Public transportation certainly is part and parcel of what we do long-term. But in turn, I would change the vision and ask what is public transportation, Wave particularly, what is its vision long-term that parallels with both the efforts of both the city and the county and the beach communities about the kind of community that elected leadership is trying to create?

Wilmington City Councilwoman Laura Padgett thinks public transportation should be intertwined into the vision. She says public transportation is an economic development tool. And it’s a shame the county proposes cuts, because they should be contributing more.

Laura Padgett:

More and more, the county actually should be taking more responsibility than the city for public transportation, because those are their citizens. The route to Carolina Beach is obviously serving people outside of the Wilmington. The area along Gordon Road, which is a very well-used route and has been improved is also significant to the area that’s outside of the city.

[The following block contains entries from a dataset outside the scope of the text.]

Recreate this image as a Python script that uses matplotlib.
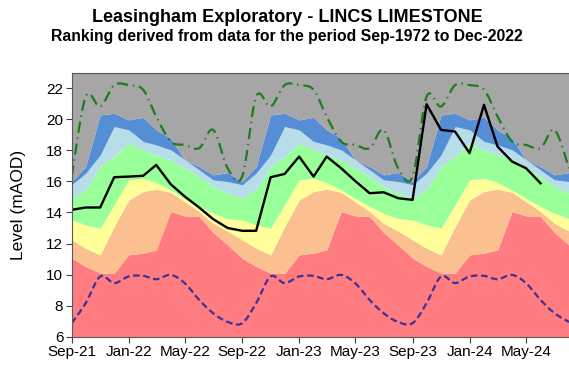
import numpy as np
import pandas as pd
import matplotlib
matplotlib.use("Agg")
import matplotlib.pyplot as plt
import matplotlib.dates as mdates

plt.rcParams['font.family'] = ['Liberation Sans', 'DejaVu Sans']

# Monthly ranking boundaries (mAOD), listed Sep .. Aug
cal_months = [9, 10, 11, 12, 1, 2, 3, 4, 5, 6, 7, 8]
exc_low_top = [11.06, 10.52, 10.09, 10.09, 11.27, 11.38, 11.59, 14.06, 13.78, 13.74, 12.71, 11.91]
notably_low_top = [12.24, 11.70, 11.27, 13.10, 14.80, 15.35, 15.50, 15.30, 14.70, 14.06, 13.30, 12.80]
below_normal_top = [13.52, 13.20, 12.99, 14.50, 16.10, 16.20, 15.93, 15.45, 14.90, 14.40, 13.95, 13.60]
normal_top = [14.92, 15.45, 16.96, 17.60, 18.46, 18.03, 17.70, 17.40, 16.85, 16.30, 15.67, 15.24]
above_normal_top = [15.78, 16.53, 17.70, 19.53, 19.32, 18.57, 18.35, 18.03, 17.40, 16.74, 16.10, 15.99]
notably_high_top = [15.99, 16.96, 20.28, 20.39, 19.96, 20.13, 19.32, 18.78, 17.39, 16.96, 16.42, 16.57]
record_max = [16.31, 21.46, 20.82, 22.20, 22.20, 21.90, 20.18, 18.57, 18.35, 18.14, 19.32, 16.85]
record_min = [6.87, 8.16, 9.88, 9.45, 9.88, 9.92, 9.70, 9.98, 9.45, 8.37, 7.51, 6.95]

# Observed groundwater levels, Sep-2021 onwards (mAOD)
levels = [14.17, 14.32, 14.32, 16.27, 16.31, 16.36, 17.06, 15.82, 15.03, 14.32,
          13.57, 13.00, 12.82, 12.82, 16.27, 16.48, 17.60, 16.31, 17.60, 16.85,
          16.03, 15.24, 15.30, 14.92, 14.81, 20.97, 19.32, 19.21, 17.82, 20.93,
          18.24, 17.28, 16.85, 15.88]

tick_labels = ['Sep-21', 'Jan-22', 'May-22', 'Sep-22', 'Jan-23',
               'May-23', 'Sep-23', 'Jan-24', 'May-24']

dates = pd.date_range('2021-09-01', '2024-08-01', freq='MS')
lookup = {m: i for i, m in enumerate(cal_months)}
idx = [lookup[d.month] for d in dates]


def by_date(series):
    return np.array([series[i] for i in idx])


def smooth(x, y, n=24):
    """Catmull-Rom style smoothed curve through the points."""
    x = np.asarray(x, float)
    y = np.asarray(y, float)
    xs, ys = [], []
    for i in range(len(x) - 1):
        i0 = max(i - 1, 0)
        i3 = min(i + 2, len(x) - 1)
        p0 = np.array([x[i0], y[i0]])
        p1 = np.array([x[i], y[i]])
        p2 = np.array([x[i + 1], y[i + 1]])
        p3 = np.array([x[i3], y[i3]])
        c1 = p1 + (p2 - p0) / 6.0
        c2 = p2 - (p3 - p1) / 6.0
        t = np.linspace(0, 1, n, endpoint=(i == len(x) - 2))[:, None]
        pts = ((1 - t) ** 3) * p1 + 3 * ((1 - t) ** 2) * t * c1 \
            + 3 * (1 - t) * t ** 2 * c2 + t ** 3 * p2
        xs.extend(pts[:, 0])
        ys.extend(pts[:, 1])
    return np.array(xs), np.array(ys)


ymin, ymax = 6, 23
xnum = mdates.date2num(dates)

fig = plt.figure(figsize=(5.69, 3.69), dpi=100)
ax = fig.add_axes([71.7 / 569, 1 - 336.7 / 369, 1 - 71.7 / 569, (336.7 - 72.7) / 369])

bounds = [np.full(len(dates), ymin),
          by_date(exc_low_top), by_date(notably_low_top), by_date(below_normal_top),
          by_date(normal_top), by_date(above_normal_top), by_date(notably_high_top),
          np.full(len(dates), ymax)]
colors = ['#FF7C80', '#FAC090', '#FFFF99', '#99FF99', '#B7DDE8', '#558ED5', '#A6A6A6']
for lo, hi, c in zip(bounds[:-1], bounds[1:], colors):
    ax.fill_between(xnum, lo, hi, color=c, linewidth=0)

sx, sy = smooth(xnum, by_date(record_max))
ax.plot(sx, sy, color='#1E7B1E', lw=1.6, dashes=(5, 2.2, 0.6, 2.2))
sx, sy = smooth(xnum, by_date(record_min))
ax.plot(sx, sy, color='#3F3296', lw=1.6, dashes=(3.0, 1.6))
ax.plot(xnum[:len(levels)], levels, color='black', lw=1.7)

ax.set_ylim(ymin, ymax)
ax.set_xlim(xnum[0], xnum[-1])
ax.set_yticks(range(6, 23, 2))
tick_dates = pd.date_range('2021-09-01', '2024-05-01', freq='4MS')
ax.set_xticks(mdates.date2num(tick_dates))
ax.set_xticklabels(tick_labels)
ax.tick_params(axis='both', labelsize=11, direction='out', length=4,
               color='#404040', width=0.8, pad=2)
for s in ['left', 'bottom', 'top']:
    ax.spines[s].set_color('#595959')
    ax.spines[s].set_linewidth(0.8)
ax.spines['right'].set_visible(False)
ax.set_ylabel('Level (mAOD)', fontsize=12.5, labelpad=15)

fig.text(0.505, 1 - 17 / 369, 'Leasingham Exploratory - LINCS LIMESTONE',
         ha='center', va='center', fontsize=13, fontweight='bold')
fig.text(0.505, 1 - 37 / 369, 'Ranking derived from data for the period Sep-1972 to Dec-2022',
         ha='center', va='center', fontsize=11.3, fontweight='bold')

fig.savefig('out.png', dpi=100)
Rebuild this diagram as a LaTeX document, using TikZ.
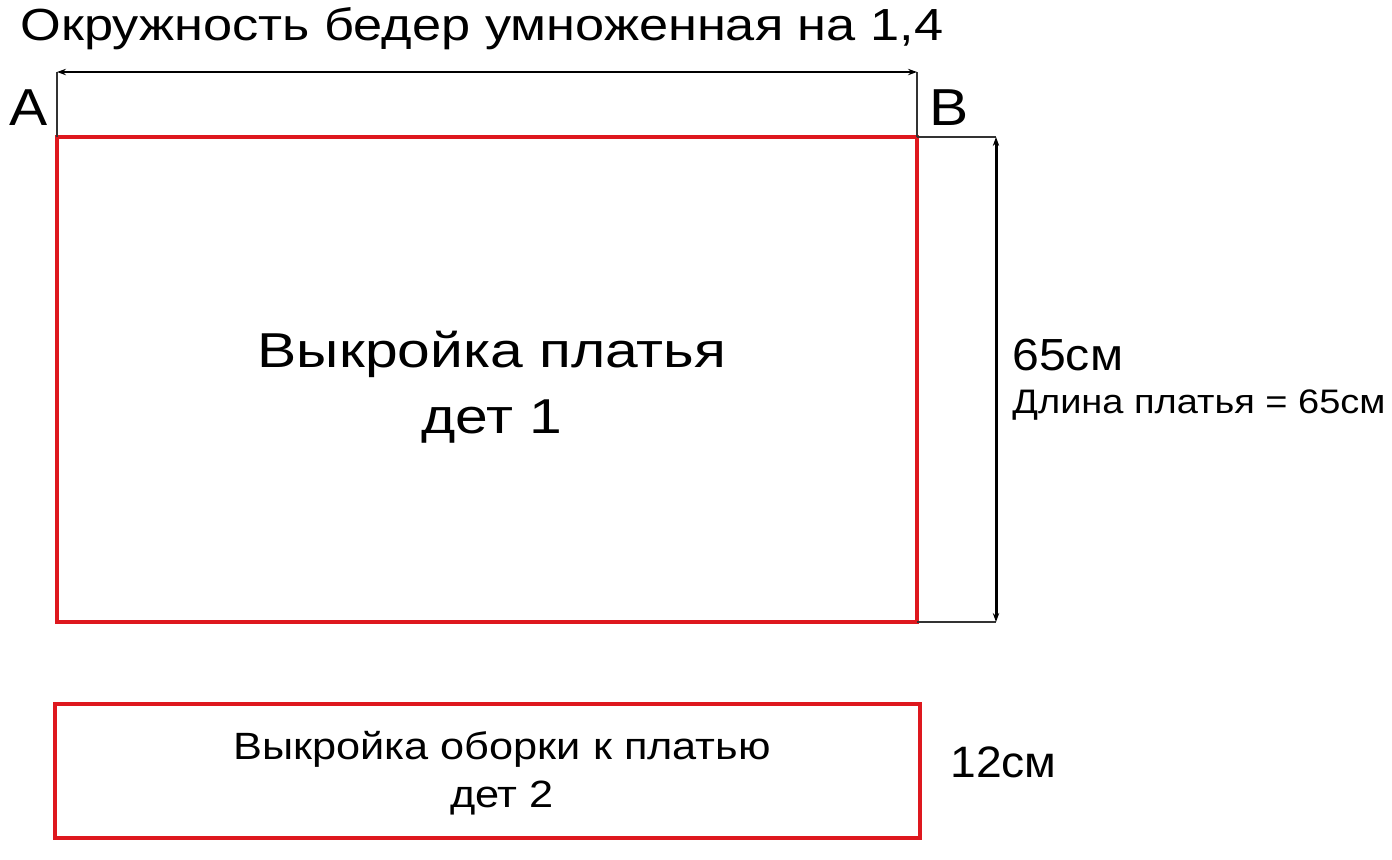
\documentclass[tikz,border=0pt]{standalone}
\usepackage{fontspec}
\setmainfont{Liberation Sans}
\usetikzlibrary{positioning,arrows.meta}
\definecolor{cutred}{RGB}{222,24,30}
\newcommand\wide[2]{\scalebox{#1}[1]{#2}}
\tikzset{
  partline/.style={draw=cutred, line width=2.2pt},
  dimline/.style={line width=1pt, {Stealth[length=4.5pt,width=3.2pt]}-{Stealth[length=4.5pt,width=3.2pt]}},
  extline/.style={line width=0.6pt, black!80},
  label/.style={inner sep=0pt, anchor=base},
}

\begin{document}
\begin{tikzpicture}[x=0.5pt,y=-0.5pt]
\useasboundingbox (0,0) rectangle (1392,859);

% corners of the pieces
\coordinate (p1nw) at (57,137);
\coordinate (p1ne) at (917,137);
\coordinate (p1se) at (917,622);
\coordinate (p2nw) at (55,704);
\coordinate (p2se) at (920,838);
% dimension ends
\coordinate (dimA) at (57,72);
\coordinate (dimB) at (917,72);
\coordinate (dimTop) at (996,137);
\coordinate (dimBot) at (996,622);

% pieces
\draw [partline] (p1nw) rectangle (p1se);
\draw [partline] (p2nw) rectangle (p2se);

% extension lines
\draw [extline] (p1nw) -- (dimA);
\draw [extline] (p1ne) -- (dimB);
\draw [extline] (p1ne) -- (dimTop);
\draw [extline] (p1se) -- (dimBot);

% dimensions
\draw [dimline] (dimA) -- (dimB);
\draw [dimline, line width=1.5pt] (dimTop) -- (dimBot);

% texts
\node (title) [label, font=\fontsize{22.5}{26}\selectfont] at (482,40) {\wide{1.163}{Окружность бедер умноженная на 1,4}};
\node (ptA) [label, font=\fontsize{26}{30}\selectfont] at (29,125) {\wide{1.1}{A}};
\node (ptB) [label, font=\fontsize{26}{30}\selectfont] at (949,125) {\wide{1.13}{B}};
\node (len) [label, anchor=base west, font=\fontsize{22.5}{26}\selectfont] at (1012,370) {\wide{1.07}{65см}};
\node (lentext) [label, anchor=base west, font=\fontsize{17}{20}\selectfont] at (1012,413) {\wide{1.117}{Длина платья = 65см}};
\node (part1) [align=center, inner sep=0pt, font=\fontsize{24.5}{33}\selectfont] at (492,387) {\wide{1.2}{Выкройка платья}\\\wide{1.2}{дет 1}};
\node (part2) [align=center, inner sep=0pt, font=\fontsize{19}{24}\selectfont] at (502,773) {\wide{1.14}{Выкройка оборки к платью}\\\wide{1.14}{дет 2}};
\node (frill) [label, anchor=base west, font=\fontsize{22}{26}\selectfont] at (950,777) {\wide{1.05}{12см}};

\end{tikzpicture}
\end{document}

Wave officials say the likely cut in county funding could eliminate two routes: that new Carolina Beach bus, and another route extending outside city lines, into the county, making stops at Cape Fear Community College, to the new VA Center and the prison.

Laura Padgett:

If we want it, we’re going to have to pay for it, and I think the responsibility is going to fall more and more on the local area. And that’s why a lot of areas have passed a quarter-cent sales tax. That’s been the chief funding mechanism.

Charlotte voters approved this idea to pay for the expansion of its light rail system. Triangle-area residents voted favorably for the same idea. That’s an option New Hanover County has, too. Commissioners can propose either a vehicle license fee or an increase in sales tax to help pay for Wave, it could mean a healthy fund balance. Councilwoman Padgett thinks voters would support it, but New Hanover County Commissioner Jonathan Barfield disagrees. When asked if commissioners were even talking about this as a possibility, he says, no. But as the county’s population swells above 200,000 people, bumping the community into urban area status, and as projected growth puts more stress on the traffic grid, the region might have to reconsider its perception of public transit.